Washington D.C., Oct 8, 2020 / 13:19 pm
Members of Congress are supporting a Washington, D.C., Baptist church in its court case against the city's enforcement of its COVID restrictions on outdoor religious services.
Capitol Hill Baptist Church, a congregation of 850 members, had filed for a temporary restraining order in the D.C. federal district court Sept. 22, alleging that Washington, D.C. unlawfully discriminated against religious gatherings by limiting them to no more than 100 people, while allowing mass outdoor protests this summer to occur with far more attendees.

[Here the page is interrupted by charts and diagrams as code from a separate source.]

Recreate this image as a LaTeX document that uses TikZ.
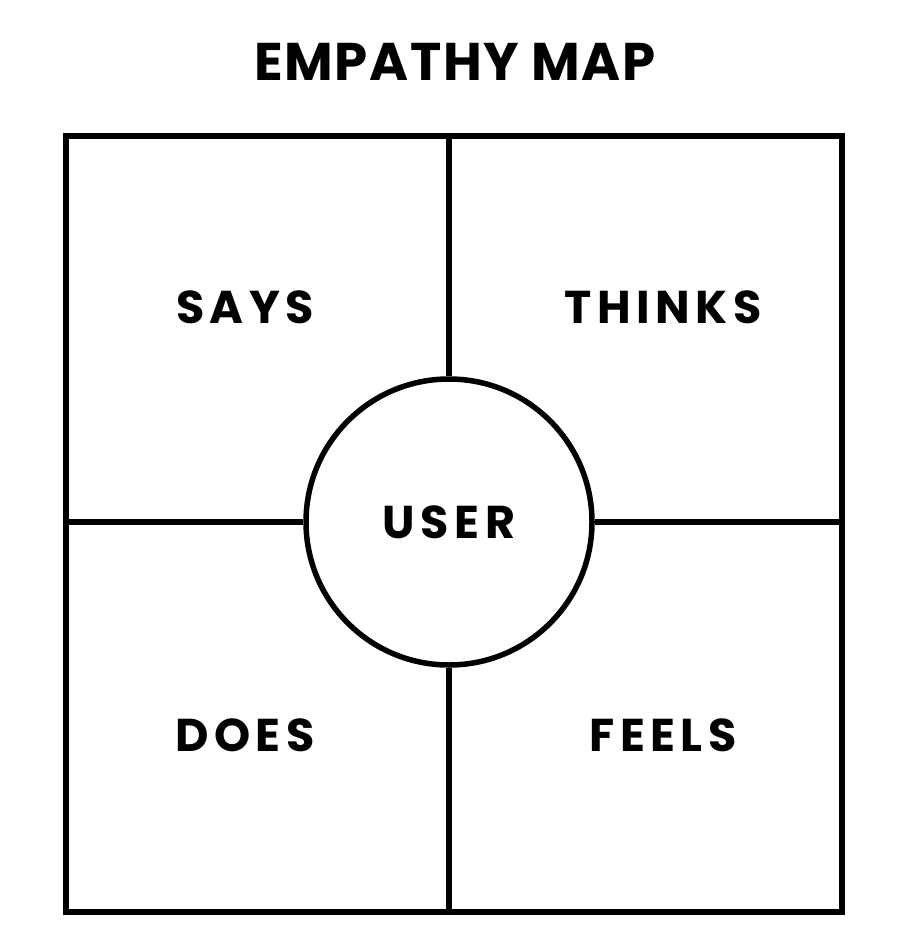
\documentclass[tikz,border=0pt]{standalone}
\usepackage{fontspec}
\setmainfont{Poppins}
\newfontfamily\labfont[LetterSpace=12]{Poppins Bold}
\begin{document}
\begin{tikzpicture}[x=1pt,y=-1pt,
  frame/.style={line width=5.5pt,black},
  lab/.style={font=\labfont\fontsize{46}{50}\selectfont,inner sep=0pt}]
\useasboundingbox (0,0) rectangle (922,936);
\fill[white] (0,0) rectangle (922,936);
\node[font=\labfont\fontsize{53}{58}\selectfont,inner sep=0pt] (title) at (455,62) {\addfontfeature{LetterSpace=3}EMPATHY MAP};
\draw[frame] (66,136) rectangle (842,912);
\node[circle,draw,line width=5.5pt,minimum size=286pt,inner sep=0pt] (user) at (449,522) {};
\coordinate (t) at (449,136); \coordinate (b) at (449,912);
\coordinate (l) at (66,522); \coordinate (r) at (842,522);
\draw[frame] (t) -- (user.north);
\draw[frame] (user.south) -- (b);
\draw[frame] (l) -- (user.west);
\draw[frame] (user.east) -- (r);
\node[lab] at (user) {USER};
\node[lab] (says) at (245,307) {SAYS};
\node[lab] (thinks) at (663,307) {THINKS};
\node[lab] (does) at (245,735) {DOES};
\node[lab] (feels) at (663,735) {FEELS};
\end{tikzpicture}
\end{document}
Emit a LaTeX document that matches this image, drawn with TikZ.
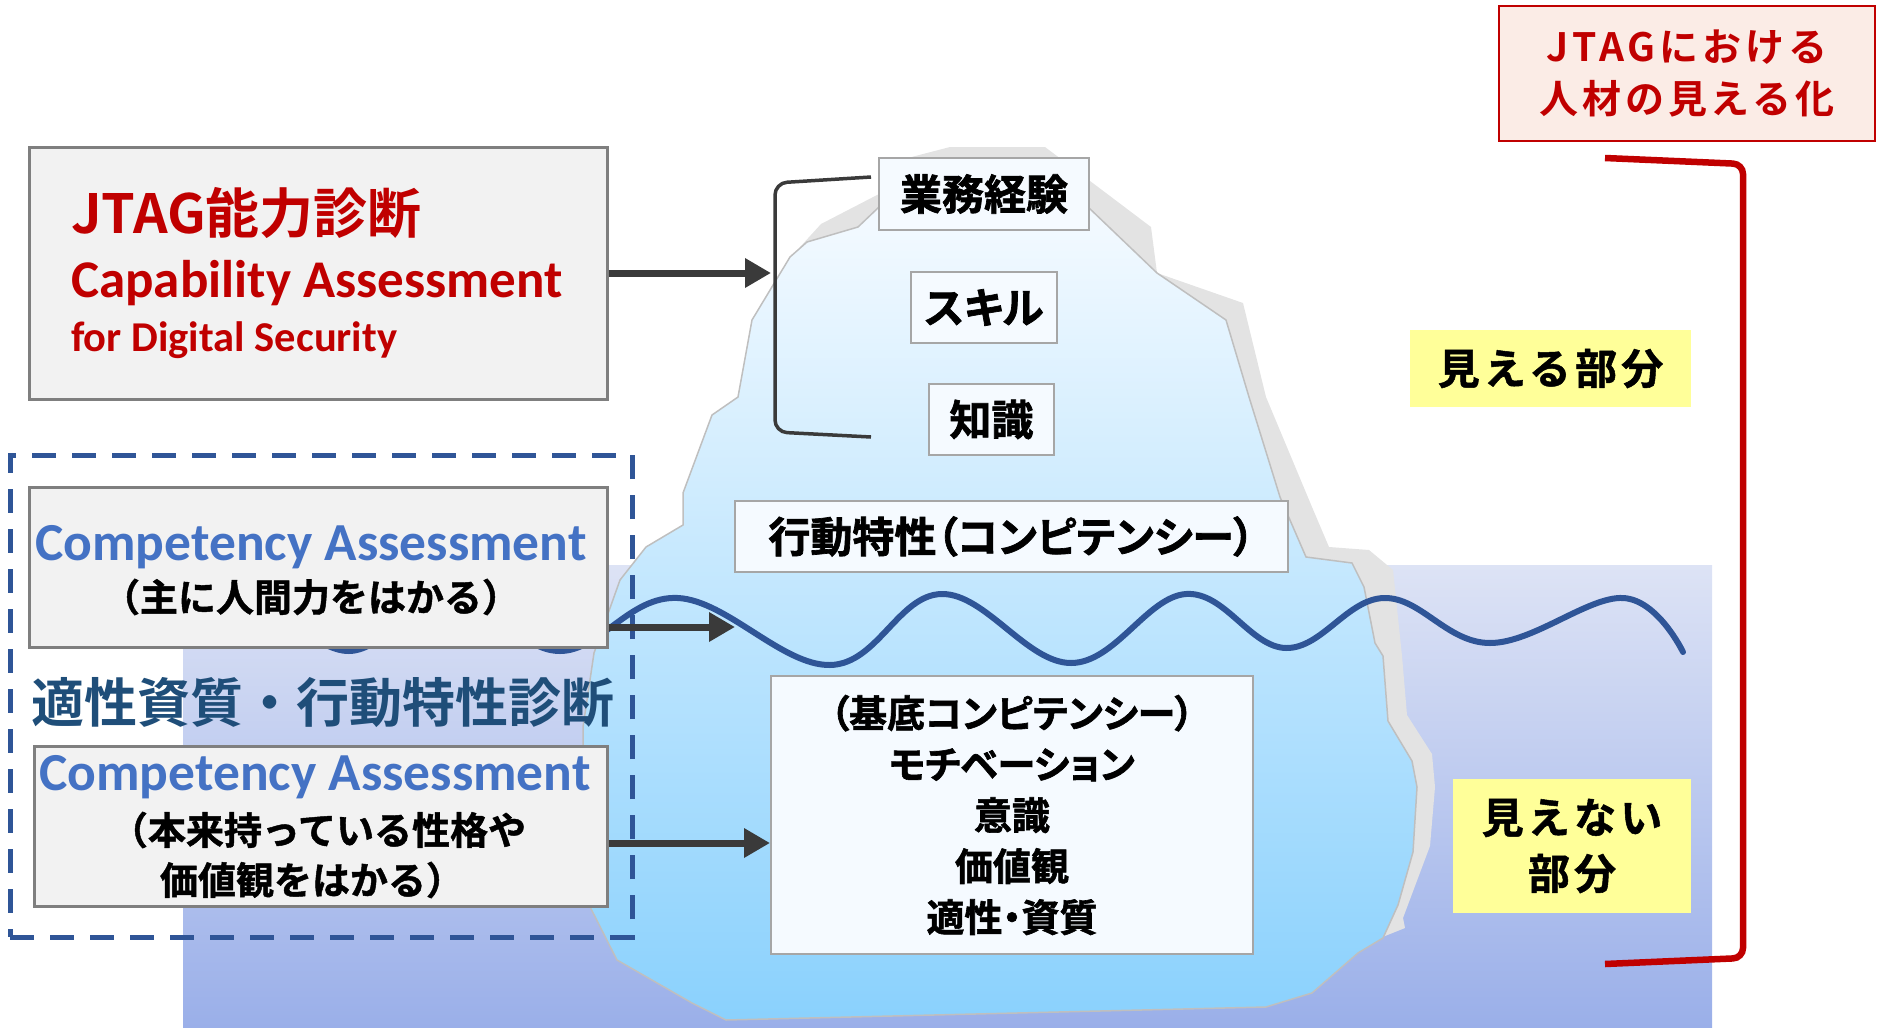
\documentclass[tikz,border=0pt]{standalone}
\usepackage{fontspec}
\setmainfont{Carlito}
\newfontfamily\jptfont{Noto Sans CJK JP}[BoldFont={* Bold}]
\newfontfamily\jpfont{Noto Sans CJK JP}[BoldFont={* Bold},BoldFeatures={FakeBold=1.2}]
\newfontfamily\jppfont{Noto Sans CJK JP}[BoldFont={* Bold},BoldFeatures={FakeBold=1.6},RawFeature=+palt]
\usetikzlibrary{calc}
\usetikzlibrary{arrows.meta}

\definecolor{jtagred}{HTML}{C00000}
\definecolor{compblue}{HTML}{4472C4}
\definecolor{diagblue}{HTML}{1F4E79}
\definecolor{wavecol}{HTML}{2F5597}
\definecolor{boxgray}{HTML}{F2F2F2}
\definecolor{edgegray}{HTML}{7F7F7F}
\definecolor{arrowgray}{HTML}{3A3A3A}
\definecolor{hintyellow}{HTML}{FFFF99}
\definecolor{titlefill}{HTML}{FBECE6}
\definecolor{watertop}{HTML}{DDE3F5}
\definecolor{waterbot}{HTML}{9AAFE9}
\definecolor{icetop}{HTML}{F9FCFF}
\definecolor{icemid}{HTML}{CFE9FC}
\definecolor{icebot}{HTML}{8AD1FD}
\definecolor{iceedge}{HTML}{BFBFBF}
\definecolor{shadowgray}{HTML}{E3E3E3}
\definecolor{icefill}{HTML}{F5FAFF}
\definecolor{labeledge}{HTML}{A6A6A6}

\begin{document}
\begin{tikzpicture}[x=1pt,y=-1pt,
  graybox/.style={draw=edgegray,line width=3pt,fill=boxgray,inner sep=0pt},
  icebox/.style={draw=labeledge,line width=2pt,fill=icefill,inner sep=0pt,
    font=\jppfont\bfseries\fontsize{42}{42}\selectfont},
  hintbox/.style={fill=hintyellow,inner sep=0pt,align=center,
    font=\jpfont\bfseries\fontsize{42}{56}\selectfont\addfontfeature{LetterSpace=10}},
  bigarrow/.style={draw=arrowgray,line width=7pt,-{Triangle[length=26pt,width=28pt]}},
  txt/.style={inner sep=0pt}]

\useasboundingbox (0,0) rectangle (1877,1028);

\fill[top color=watertop,bottom color=waterbot] (183,565) rectangle (1712,1028);

\fill[shadowgray] (800,247) -- (821,224) -- (879,194) -- (900,160) -- (950,147) -- (1045,147)
  -- (1151,227) -- (1157,273) -- (1243,303) -- (1266,397) -- (1312,507) -- (1329,547)
  -- (1369,550) -- (1393,570) -- (1402,656) -- (1407,715) -- (1432,754) -- (1435,787)
  -- (1430,846) -- (1403,918) -- (1405,928) -- (1380,938) -- (1300,900) -- (720,500) -- cycle;

\draw[draw=iceedge,line width=1.5pt,top color=icetop,middle color=icemid,bottom color=icebot]
  (620,580) -- (646,547) -- (683,525) -- (683,493) -- (712,415) -- (738,397) -- (752,320)
  -- (790,257) -- (807,242) -- (858,227) -- (879,207) -- (890,170) -- (1080,170) -- (1088,207)
  -- (1157,273) -- (1226,320) -- (1249,397) -- (1280,497) -- (1306,557) -- (1352,563)
  -- (1364,587) -- (1375,643) -- (1383,656) -- (1388,721) -- (1412,761) -- (1417,787)
  -- (1413,852) -- (1398,905) -- (1383,938) -- (1358,953) -- (1312,993) -- (1266,1007)
  -- (726,1020) -- (692,1003) -- (617,960) -- (583,893) -- (583,727) -- (594,653) -- cycle;

\draw[wavecol,line width=6pt,line cap=round] plot[smooth,tension=0.65] coordinates {
  (270,600) (349,651) (455,598) (560,651) (678,598) (830,665) (942,594) (1071,663)
  (1186,594) (1286,648) (1384,598) (1490,643) (1623,598) (1683,652)};

\coordinate (brtop) at (871,177);
\coordinate (brbot) at (871,437);
\draw[arrowgray,line width=3.5pt,rounded corners=12pt] (brtop) -- (775,183) -- (775,432) -- (brbot);

\coordinate (redtop) at (1605,158);
\coordinate (redbot) at (1605,964);
\draw[jtagred,line width=6.5pt,rounded corners=10pt] (redtop) -- (1743,164) -- (1743,958) -- (redbot);

\node[graybox,minimum width=578,minimum height=252] (cap) at (318,273) {};
\node[txt,anchor=west,text=jtagred,font=\jptfont\bfseries\fontsize{54}{54}\selectfont] (capjp) at (71,213) {JTAG能力診断};
\node[txt,anchor=base west,text=jtagred,font=\bfseries\fontsize{53}{53}\selectfont] (capen) at (71,297) {Capability Assessment};
\node[txt,anchor=base west,text=jtagred,font=\bfseries\fontsize{42.5}{42.5}\selectfont] (capfor) at (71,351) {for Digital Security};

\node[graybox,minimum width=578,minimum height=160] (comp1) at (318,567) {};
\node[txt,anchor=base,text=compblue,font=\bfseries\fontsize{53.5}{53.5}\selectfont] (comp1en) at (311,560) {Competency Assessment};
\node[txt,font=\jpfont\bfseries\fontsize{38}{38}\selectfont] (comp1jp) at (311,597) {（主に人間力をはかる）};

\node[txt,text=diagblue,font=\jptfont\bfseries\fontsize{53}{53}\selectfont] (diag) at (323,703) {適性資質・行動特性診断};

\node[graybox,minimum width=573,minimum height=160] (comp2) at (320.5,826) {};
\node[txt,anchor=base,text=compblue,font=\bfseries\fontsize{53.5}{53.5}\selectfont] (comp2en) at (315,790) {Competency Assessment};
\node[txt,font=\jpfont\bfseries\fontsize{38}{38}\selectfont] (comp2a) at (318,830) {（本来持っている性格や};
\node[txt,font=\jpfont\bfseries\fontsize{38}{38}\selectfont] (comp2b) at (312,880) {価値観をはかる）};

\node[draw=wavecol,line width=5pt,dash pattern=on 24pt off 16pt,minimum width=622,minimum height=482] (frame) at (321,696) {};

\node[icebox,minimum width=210,minimum height=72] (gyomu) at (984,194) {業務経験};
\node[icebox,minimum width=146,minimum height=71] (skill) at (984,307.5) {スキル};
\node[icebox,minimum width=125,minimum height=71] (chishiki) at (991.5,419.5) {知識};
\node[icebox,minimum width=553,minimum height=71] (koudou) at (1011.5,536.5) {行動特性（コンピテンシー）};
\node[icebox,minimum width=482,minimum height=278,align=center,
  font=\jppfont\bfseries\fontsize{38}{51}\selectfont] (base) at (1012,815)
  {（基底コンピテンシー）\\モチベーション\\意識\\価値観\\適性・資質};

\coordinate (tip0) at (771,273);
\coordinate (tip1) at (735,627);
\coordinate (tip2) at (771,843);
\draw[bigarrow] (cap.east) -- (tip0);
\draw[bigarrow] (comp1.east |- tip1) -- (tip1);
\draw[bigarrow] (comp2.east |- tip2) -- (base.west |- tip2);

\node[hintbox,minimum width=281,minimum height=77] (mieru) at (1550.5,368.5) {見える部分};
\node[hintbox,minimum width=238,minimum height=134] (mienai) at (1572,846) {見えない\\部分};

\node[draw=jtagred,line width=2pt,fill=titlefill,minimum width=376,minimum height=135,
  align=center,text=jtagred,inner sep=0pt,
  font=\jptfont\bfseries\fontsize{39}{52}\selectfont\addfontfeature{LetterSpace=10}] (title) at (1687,73)
  {JTAGにおける\\人材の見える化};

\end{tikzpicture}
\end{document}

Mass protests in Washington, D.C. this summer occurred, including the "Get Your Knee off Our Necks" march on Aug. 28 for which organizers obtained a permit from the National Park Service; tens of thousands reportedly attended the march, where Mayor Bowser instructed that attendees had to wear masks.
The church reportedly applied for a waiver from the public health order in June and again in September, but was unsuccessful.
More than 30 senators led by Sen. Roger Wicker (R-Miss.) filed an amicus brief this week supporting the church, and alleging "selective enforcement" of health rules by the city.
"The Mayor's discrimination against houses of worship rests on a mistaken, and unconstitutional, premise that one particular exercise of free speech-a church's desire to gather together and worship their God-is subordinate to other First Amendment-protected activities," their brief states.
According to one of the signers, Sen. Cindy Hyde-Smith (R-Miss.), it "argues that religious freedom is not a second-tier First Amendment right under the Constitution."
The Justice Department had also filed a statement of interest in the case, saying that the government cannot discriminate against religion unless it has proven a sufficient reason to do so-which the D.C. government has not.
"While a local government has significant discretion to decide what measures to adopt to meet a public health threat, the Free Exercise Clause of the Constitution requires that, whatever level of restrictions it adopts, government must treat religious gatherings the same as comparable nonreligious gatherings, absent the government meeting strict scrutiny, that is, proving that it has a compelling governmental interest pursued through the least restrictive means," the Justice Department said.
The agency has issued similar statements in other cases around the country, saying that state and local public health restrictions cannot discriminate by holding religious services to stricter standards than similar public gatherings.